Instruction: Below is a listing; print exactly its lines from the one containing "Write a Python" down to the one containing "return (H - B - p) / ph", both inclusive, with every picture left out.

Data excerpts:
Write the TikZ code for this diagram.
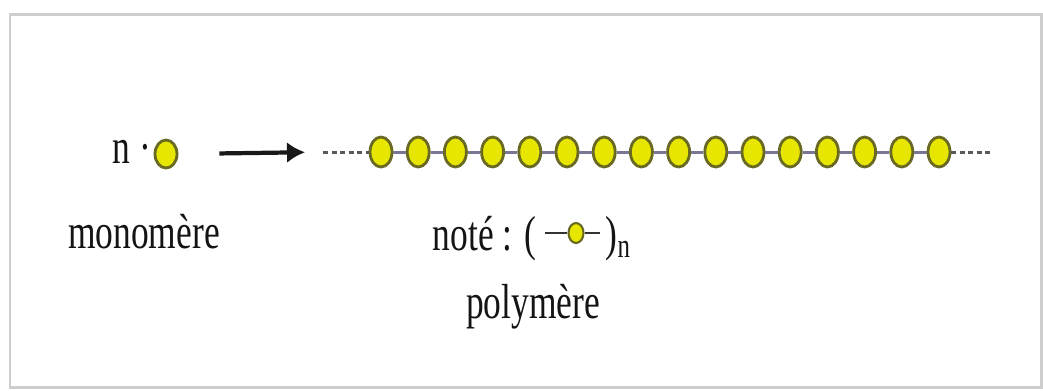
\documentclass[tikz,border=0pt]{standalone}
\usepackage{fontspec}
\setmainfont{Liberation Serif}
\usepackage{graphicx}
\usetikzlibrary{arrows.meta,shapes.geometric}
\definecolor{beadfill}{RGB}{230,230,0}
\definecolor{beaddraw}{RGB}{105,105,35}
\definecolor{bondcol}{RGB}{120,120,150}
\definecolor{framecol}{RGB}{205,205,205}
\newcommand{\narrowtxt}[1]{\scalebox{0.72}[1]{#1}}

\begin{document}
\begin{tikzpicture}[
    x=0.01cm, y=-0.01cm,
    font=\fontsize{14}{16}\selectfont,
    >=Latex,
    bead/.style={ellipse, draw=beaddraw, fill=beadfill, line width=0.8pt, minimum width=2.2mm, minimum height=3mm, inner sep=0pt},
    minibead/.style={bead, minimum width=1.5mm, minimum height=2mm, line width=0.6pt},
    bond/.style={draw=bondcol, line width=0.85pt},
    chaindash/.style={draw=black!65, line width=0.85pt, dash pattern=on 0.5mm off 0.35mm},
    lbl/.style={inner sep=0pt, text=black!92}
]
\useasboundingbox (0,0) rectangle (1043,390);
\draw[framecol, line width=0.85pt] (10,14) rectangle (1041,387);

% monomer
\node[lbl, anchor=base west] (ndot) at (112,163) {\narrowtxt{n ·}};
\node[bead, minimum height=2.8mm] (mono) at (166,154) {};
\node[lbl, anchor=base] (monolbl) at (144,248) {\narrowtxt{monomère}};

% chain
\coordinate (dashL) at (323,152);
\coordinate (dashR) at (992,152);
\foreach \i in {1,...,16}
    \node[bead] (b\i) at ({381+37.2*(\i-1)},152) {};
\foreach \i [count=\j from 2] in {1,...,15}
    \draw[bond] (b\i) -- (b\j);
\draw[chaindash] (dashL) -- (b1.west);
\draw[chaindash] (b16.east) -- (dashR);

\draw[->, line width=1.2pt, black!90, >={Latex[length=1.8mm, width=2.1mm]}, shorten <=4.1mm, shorten >=1.8mm] (mono.east) -- (dashL);

% notation
\node[lbl, anchor=base west] (note) at (432,250) {\narrowtxt{noté : (}};
\node[minibead] (mini) at (576,233) {};
\coordinate (miniL) at (545,233);
\coordinate (miniR) at (600,233);
\draw[black!80, line width=0.6pt] (miniL) -- (mini.west);
\draw[black!80, line width=0.6pt] (mini.east) -- (miniR);
\node[lbl, anchor=base west] (close) at (605,250) {\narrowtxt{)\textsubscript{n}}};
\node[lbl, anchor=base] (polylbl) at (533,318) {\narrowtxt{polymère}};
\end{tikzpicture}
\end{document}
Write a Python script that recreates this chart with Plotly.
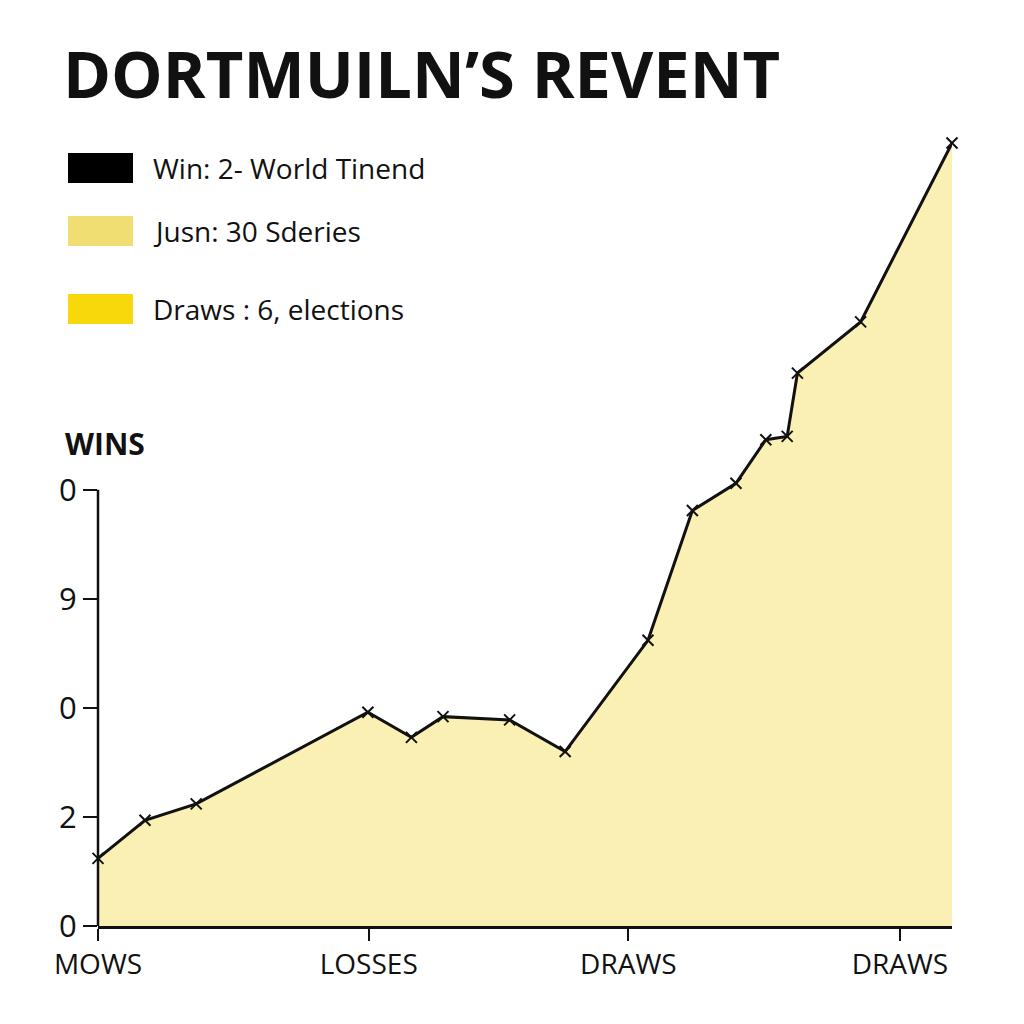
import plotly.graph_objects as go

# ---- data ----
x_vals = [0, 5.5, 11.5, 31.6, 36.7, 40.4, 48.2, 54.7, 64.4, 69.6, 74.7, 78.2, 80.7, 81.9, 89.3, 100]
y_vals = [0.62, 0.97, 1.12, 1.96, 1.73, 1.92, 1.89, 1.60, 2.62, 3.81, 4.06, 4.46, 4.49, 5.07, 5.54, 7.18]

x_tick_pos = [0, 31.7, 62.1, 93.9]
x_tick_text = ["MOWS", "LOSSES", "DRAWS", "DRAWS"]
y_tick_pos = [0, 1, 2, 3, 4]
y_tick_text = ["0", "2", "0", "9", "0"]

legend_labels = ["Win: 2- World Tinend", "Jusn: 30 Sderies", "Draws : 6, elections"]
legend_colors = ["#000000", "#F1DE72", "#F8D80A"]

title_text = "DORTMUILN’S REVENT"
y_title = "WINS"

FONT = "Open Sans, Noto Sans, sans-serif"

Y_MAX = 7.3
Y_AXIS_TOP = 4

fig = go.Figure()
fig.add_trace(go.Scatter(
    x=x_vals, y=y_vals, mode="lines+markers",
    fill="tozeroy", fillcolor="#FBF0B3",
    line=dict(color="#111111", width=3),
    marker=dict(symbol="x-thin", size=11, line=dict(color="#111111", width=2), color="#111111"),
    cliponaxis=False, showlegend=False, hoverinfo="skip",
))

W, H = 1024, 1024
L, R, T, B = 98, 72, 130, 98
pw, ph = W - L - R, H - T - B

def px_x(p):
    return (p - L) / pw

def px_y(p):
    return (H - B - p) / ph

shapes = [dict(type="line", xref="paper", yref="paper", x0=0, x1=0, y0=0, y1=Y_AXIS_TOP / Y_MAX,
               line=dict(color="#111111", width=2.5), layer="above")]
annotations = []
sw_y = [168, 231, 309]
for lab, col, yc in zip(legend_labels, legend_colors, sw_y):
    shapes.append(dict(type="rect", xref="paper", yref="paper",
                       x0=px_x(68), x1=px_x(133), y0=px_y(yc + 15), y1=px_y(yc - 15),
                       fillcolor=col, line=dict(width=0)))
    annotations.append(dict(xref="paper", yref="paper", x=px_x(151), y=px_y(yc),
                            xanchor="left", yanchor="middle", showarrow=False, text=lab,
                            font=dict(family=FONT, size=28, color="#111111")))

annotations.append(dict(xref="paper", yref="paper", x=px_x(61), y=px_y(73),
                        xanchor="left", yanchor="middle", showarrow=False,
                        text="<b>" + title_text + "</b>",
                        font=dict(family=FONT, size=65, color="#111111")))
annotations.append(dict(xref="paper", yref="paper", x=px_x(63), y=px_y(443),
                        xanchor="left", yanchor="middle", showarrow=False,
                        text="<b>" + y_title + "</b>",
                        font=dict(family=FONT, size=30, color="#111111")))

fig.update_layout(
    width=W, height=H,
    margin=dict(l=L, r=R, t=T, b=B),
    paper_bgcolor="white", plot_bgcolor="white",
    shapes=shapes, annotations=annotations,
    xaxis=dict(range=[0, 100], tickvals=x_tick_pos, ticktext=x_tick_text,
               showgrid=False, zeroline=False, showline=True, linecolor="#111111", linewidth=2.5,
               ticks="outside", ticklen=12, tickwidth=2, tickcolor="#111111",
               tickfont=dict(family=FONT, size=28, color="#111111")),
    yaxis=dict(range=[0, Y_MAX], tickvals=y_tick_pos, ticktext=y_tick_text,
               showgrid=False, zeroline=False, showline=False,
               ticks="outside", ticklen=14, tickwidth=2, tickcolor="#111111",
               tickfont=dict(family=FONT, size=31, color="#111111")),
)

fig.write_html("out.html")
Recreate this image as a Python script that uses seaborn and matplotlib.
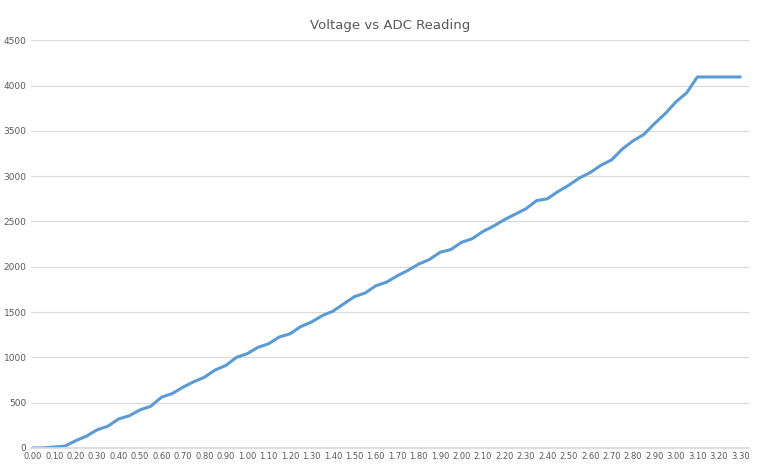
import matplotlib
matplotlib.use("Agg")
import matplotlib.pyplot as plt
import seaborn as sns
import pandas as pd

voltage_labels = [f"{i*0.05:.2f}" for i in range(67)]
adc = [0, 0, 10, 20, 80, 130, 200, 240, 320, 355, 420, 460, 560, 600, 670, 730,
       780, 860, 910, 1000, 1040, 1110, 1150, 1225, 1260, 1340, 1390, 1460, 1510,
       1590, 1670, 1710, 1790, 1830, 1900, 1960, 2030, 2080, 2160, 2190, 2270,
       2310, 2390, 2450, 2520, 2580, 2640, 2730, 2750, 2830, 2900, 2980, 3040,
       3120, 3180, 3300, 3390, 3460, 3580, 3690, 3820, 3920, 4095, 4095, 4095,
       4095, 4095]
y_ticks = list(range(0, 5000, 500))

df = pd.DataFrame({"idx": range(len(adc)), "adc": adc})

sns.set_theme(style="white")
fig, ax = plt.subplots(figsize=(7.68, 4.74), dpi=100)
fig.subplots_adjust(left=0.04, right=0.975, top=0.915, bottom=0.055)
sns.lineplot(data=df, x="idx", y="adc", ax=ax, color="#5b9bd5", linewidth=2.2)
ax.set_xlim(-0.2, len(adc) - 0.2)
ax.set_ylim(0, 4500)
ax.set_yticks(y_ticks)
ax.set_yticklabels([str(v) for v in y_ticks], fontsize=6.5, color="#595959")
ax.set_xticks(range(0, len(adc), 2))
ax.set_xticklabels(voltage_labels[::2], fontsize=6, color="#595959")
ax.tick_params(length=0, pad=3)
ax.grid(axis="y", color="#d9d9d9", linewidth=0.8)
for s in ["top", "right", "left"]:
    ax.spines[s].set_visible(False)
ax.spines["bottom"].set_color("#d9d9d9")
ax.set_xlabel("")
ax.set_ylabel("")
ax.set_title("Voltage vs ADC Reading", fontsize=9.5, color="#595959", pad=8)
fig.savefig("out.png", dpi=100)
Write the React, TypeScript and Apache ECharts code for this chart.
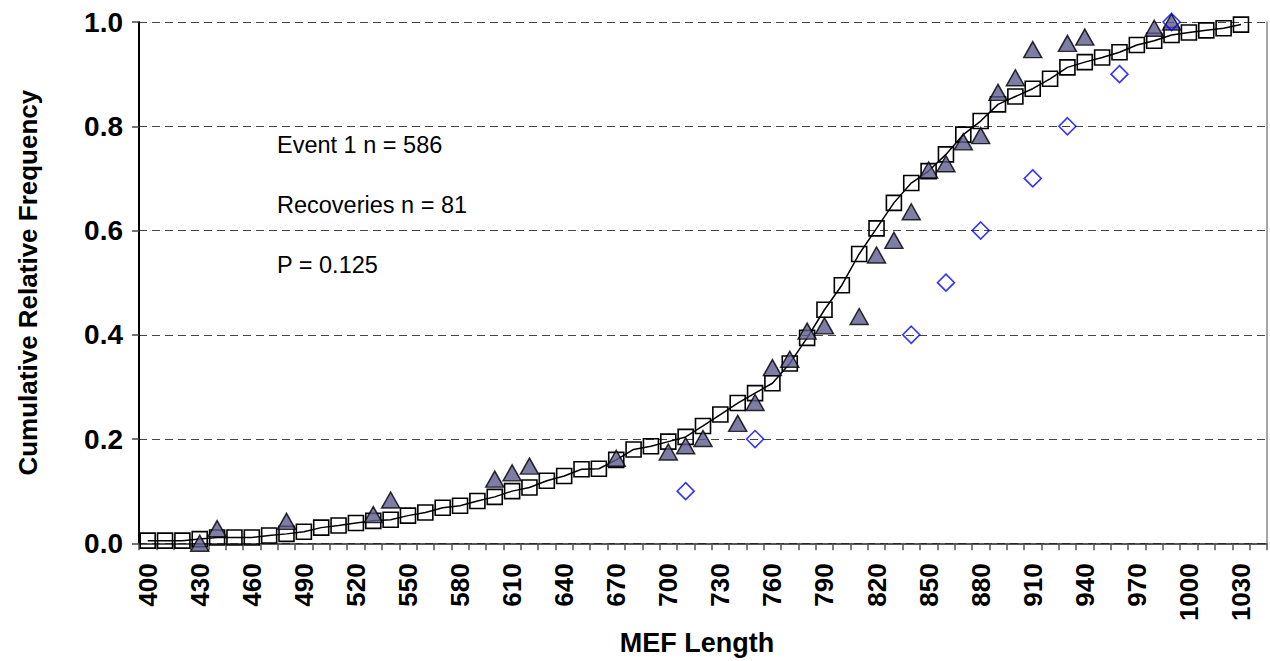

Task output:
Write a Python script that recreates this chart with Plotly.
import plotly.graph_objects as go

# ---- data ----
x_vals = [0, 5.5, 11.5, 31.6, 36.7, 40.4, 48.2, 54.7, 64.4, 69.6, 74.7, 78.2, 80.7, 81.9, 89.3, 100]
y_vals = [0.62, 0.97, 1.12, 1.96, 1.73, 1.92, 1.89, 1.60, 2.62, 3.81, 4.06, 4.46, 4.49, 5.07, 5.54, 7.18]

x_tick_pos = [0, 31.7, 62.1, 93.9]
x_tick_text = ["MOWS", "LOSSES", "DRAWS", "DRAWS"]
y_tick_pos = [0, 1, 2, 3, 4]
y_tick_text = ["0", "2", "0", "9", "0"]

legend_labels = ["Win: 2- World Tinend", "Jusn: 30 Sderies", "Draws : 6, elections"]
legend_colors = ["#000000", "#F1DE72", "#F8D80A"]

title_text = "DORTMUILN’S REVENT"
y_title = "WINS"

FONT = "Open Sans, Noto Sans, sans-serif"

Y_MAX = 7.3
Y_AXIS_TOP = 4

fig = go.Figure()
fig.add_trace(go.Scatter(
    x=x_vals, y=y_vals, mode="lines+markers",
    fill="tozeroy", fillcolor="#FBF0B3",
    line=dict(color="#111111", width=3),
    marker=dict(symbol="x-thin", size=11, line=dict(color="#111111", width=2), color="#111111"),
    cliponaxis=False, showlegend=False, hoverinfo="skip",
))

W, H = 1024, 1024
L, R, T, B = 98, 72, 130, 98
pw, ph = W - L - R, H - T - B

def px_x(p):
    return (p - L) / pw

def px_y(p):
    return (H - B - p) / ph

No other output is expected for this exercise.